Адам Смит оказался прав: рынок должен творить чудеса, и эффективным оказался все-таки капитализм. После всех кризисов и революций он, кажется, идет к стабилизации. Собственно, моя книга о заблуждениях социалистов изображает капитализм в уже стабилизированном виде, несколько забегая вперед. Капитализм – это экономическая и политическая система, работающая по правилам . Я называю их в книге “моральными правилами”, но дело тут совсем не в морали, а в безличном действии этих правил, то есть в соблюдении законов . Только там, где соблюдаются законы, может быть свобода и, в частности, свободный рынок. Интеллигенты не понимают этой связи: они дорожат личной свободой, но хотели бы контролировать экономическую жизнь. Я подчеркиваю в моей книге, что гражданской свободы никогда не было до капитализма: это его великое достижение, наряду с созданием неслыханного прежде благосостояния.
Рабочие не должны жаловаться на капитализм. Они никогда в истории не пользовались такими благами, как сейчас. И, в сущности, им ничего и не надо, кроме материального благополучия и кое-каких развлечений. Чего всегда требовала чернь? Panem et circenses! [Хлеба и зрелищ (лат.)] – обычное требование римской бедноты в эпоху империи. Надо сознаться, что из их благополучия ничего интересного не проистекает. Шведские социал-демократы дали своим рабочим всевозможные блага, в том числе шестинедельный оплачиваемый отпуск. И что же? Думаете, это стимулировало их духовное развитие? Я видел их в Остии на пляже, они загорали, и им не приходило в голову посмотреть Рим. Сытая чернь спокойна и не опасна. Конечно, вы спросите о будущем нашей культуры, но ведь я – только экономист, мое дело – обеспечить стабильность. Мой друг Поппер думает, что можно будет все-таки проводить частичные реформы, он называет это piecemeal engineering [Кусочная технология (англ.).]. Ему виднее, он философ. Но я доволен и тем, что у нас на Западе установилось, как кажется, свободное общество. Насколько прочное, по правде говоря, я не знаю: все зависит от соблюдения “моральных правил”. И я должен сознаться, что это меня беспокоит.

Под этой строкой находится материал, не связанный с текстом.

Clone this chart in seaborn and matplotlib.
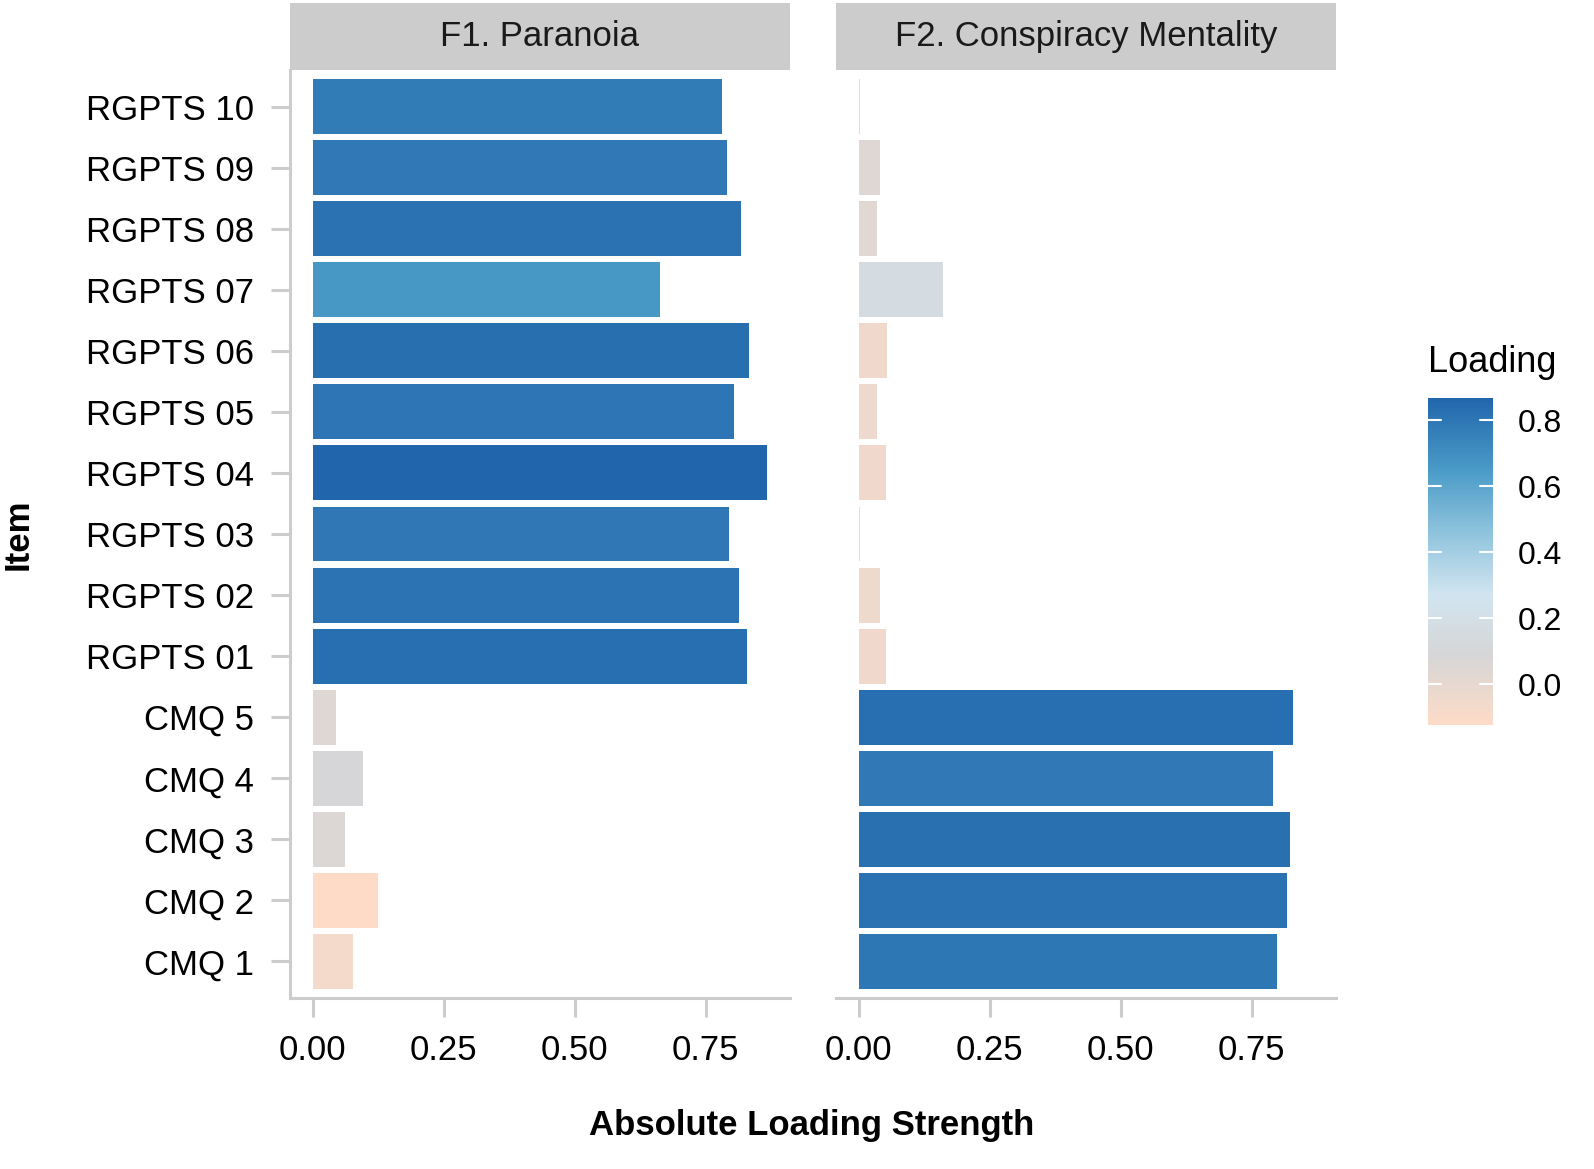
#plot_loadings.py

import pandas as pd
import seaborn as sns
import matplotlib.pyplot as plt
from matplotlib.colors import LinearSegmentedColormap, Normalize
from matplotlib.cm import ScalarMappable

#items, top to bottom as they appear in the chart
items = ["RGPTS 10", "RGPTS 09", "RGPTS 08", "RGPTS 07", "RGPTS 06",
         "RGPTS 05", "RGPTS 04", "RGPTS 03", "RGPTS 02", "RGPTS 01",
         "CMQ 5", "CMQ 4", "CMQ 3", "CMQ 2", "CMQ 1"]

#signed loadings
f1_loadings = [0.781, 0.790, 0.817, 0.662, 0.832, 0.805, 0.868, 0.794, 0.813, 0.828,
               0.044, 0.095, 0.061, -0.124, -0.076]
f2_loadings = [-0.002, 0.040, 0.034, 0.160, -0.053, -0.034, -0.052, -0.002, -0.040, -0.052,
               0.829, 0.790, 0.823, 0.817, 0.798]

factors = ["F1. Paranoia", "F2. Conspiracy Mentality"]
cbar_ticks = [0.0, 0.2, 0.4, 0.6, 0.8]

#long table
df = pd.DataFrame({
    "item": items * 2,
    "factor": [factors[0]] * len(items) + [factors[1]] * len(items),
    "loading": f1_loadings + f2_loadings,
})
df["abs_loading"] = df["loading"].abs()

#colour scale
vmin, vmax = df["loading"].min(), df["loading"].max()
nodes = [(-0.124, "#FDDBC7"), (0.09, "#D6D6D7"), (0.27, "#D1E5F0"),
         (0.45, "#92C5DE"), (0.65, "#4A9BC8"), (0.868, "#2166AC")]
cmap = LinearSegmentedColormap.from_list(
    "load", [((v - vmin) / (vmax - vmin), c) for v, c in nodes])
norm = Normalize(vmin, vmax)

sns.set_theme(style="white")
plt.rcParams["font.family"] = ["Liberation Sans", "DejaVu Sans"]
plt.rcParams["text.color"] = "black"

W, H = 1594, 1169
fig = plt.figure(figsize=(W / 100, H / 100), dpi=100)

grey = "#CCCCCC"
panel_x = [290, 836]
for i, fac in enumerate(factors):
    sub = df[df["factor"] == fac]
    ax = fig.add_axes([panel_x[i] / W, 1 - 998 / H, 500 / W, 928 / H])
    pal = {it: cmap(norm(v)) for it, v in zip(sub["item"], sub["loading"])}
    sns.barplot(data=sub, x="abs_loading", y="item", hue="item", palette=pal,
                order=items, legend=False, width=0.9, saturation=1,
                linewidth=0, orient="h", ax=ax)
    ax.set_xlim(-0.0434, 0.911)
    ax.set_ylim(len(items) - 0.4, -0.6)
    ax.set_xticks([0, 0.25, 0.5, 0.75])
    ax.set_xticklabels(["0.00", "0.25", "0.50", "0.75"])
    ax.set_xlabel("")
    ax.set_ylabel("")
    for s in ["top", "right"]:
        ax.spines[s].set_visible(False)
    ax.spines["bottom"].set_color(grey)
    ax.spines["bottom"].set_linewidth(2.2)
    ax.tick_params(axis="x", length=14, width=2.2, color=grey, pad=12,
                   labelsize=25, labelcolor="black", bottom=True)
    if i == 0:
        ax.spines["left"].set_color(grey)
        ax.spines["left"].set_linewidth(2.2)
        ax.tick_params(axis="y", length=14, width=2.2, color=grey, pad=12,
                       labelsize=25, labelcolor="black", left=True)
    else:
        ax.spines["left"].set_visible(False)
        ax.set_yticks([])

    #facet strip
    sax = fig.add_axes([panel_x[i] / W, 1 - 70 / H, 500 / W, 67 / H])
    sax.set_facecolor(grey)
    sax.set_xticks([])
    sax.set_yticks([])
    for s in sax.spines.values():
        s.set_visible(False)
    sax.text(0.5, 0.5, fac, ha="center", va="center", fontsize=25,
             color="#1A1A1A", transform=sax.transAxes)

#axis titles
fig.text(812 / W, 1 - 1126 / H, "Absolute Loading Strength", ha="center",
         va="center", fontsize=25, fontweight="bold")
fig.text(18 / W, 1 - 534 / H, "Item", ha="center", va="center",
         rotation=90, fontsize=25, fontweight="bold")

#colour bar
cax = fig.add_axes([1428 / W, 1 - 725 / H, 65 / W, 327 / H])
cb = fig.colorbar(ScalarMappable(norm=norm, cmap=cmap), cax=cax, ticks=cbar_ticks)
cb.outline.set_visible(False)
cb.ax.set_yticklabels([f"{t:.1f}" for t in cbar_ticks])
cb.ax.tick_params(length=0, labelsize=23, pad=18, labelcolor="black")
for t in cbar_ticks:
    cax.plot([0, 0.2], [t, t], color="white", lw=1.5)
    cax.plot([0.8, 1], [t, t], color="white", lw=1.5)
cax.set_xlim(0, 1)
fig.text(1428 / W, 1 - 362 / H, "Loading", ha="left", va="center", fontsize=26)

plt.savefig("out.png", dpi=100)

Что заставляет людей соблюдать законы? Я не скрываю в моей книге, что законы – это не просто правила, оптимизирующие экономическую игру. Если бы это было так, то можно было бы надеяться раз навсегда установить такие правила и обеспечить стабильное общество, пока оно не надоест. Но увы, наши “моральные правила” – то есть законы, потому что при капитализме “мораль” формулируют юристы – несут в себе всю свою темную историю. Они связаны с “ценностями”, то есть с традиционным пониманием добра и зла, идущим от наших примитивных предков, с обычаями, сложившимися в первобытной орде. Да, я называю это гипотетическое сообщество ордой, а не племенем, как говорят другие. Я неважный антрополог, и дикари мне не внушают симпатии. Их “моральные правила” возникли в очень узком обществе, а теперь у нас совсем другой, “расширенный” порядок. Я подчеркиваю этим, что непосредственные отношения между людьми, какие были в первобытной орде, в современном обществе невозможны. “Правила” приходится соблюдать по отношению к незнакомым людям, не вызывающим у нас эмоций. Но в их основе остается некоторая ценностная подкладка, нечто архаическое и уже ненужное, что и заставляет прибавлять к существительному “правила” прилагательное “моральные”. Вы заметили, конечно, что это прилагательное – чужеродное выражение в моей системе.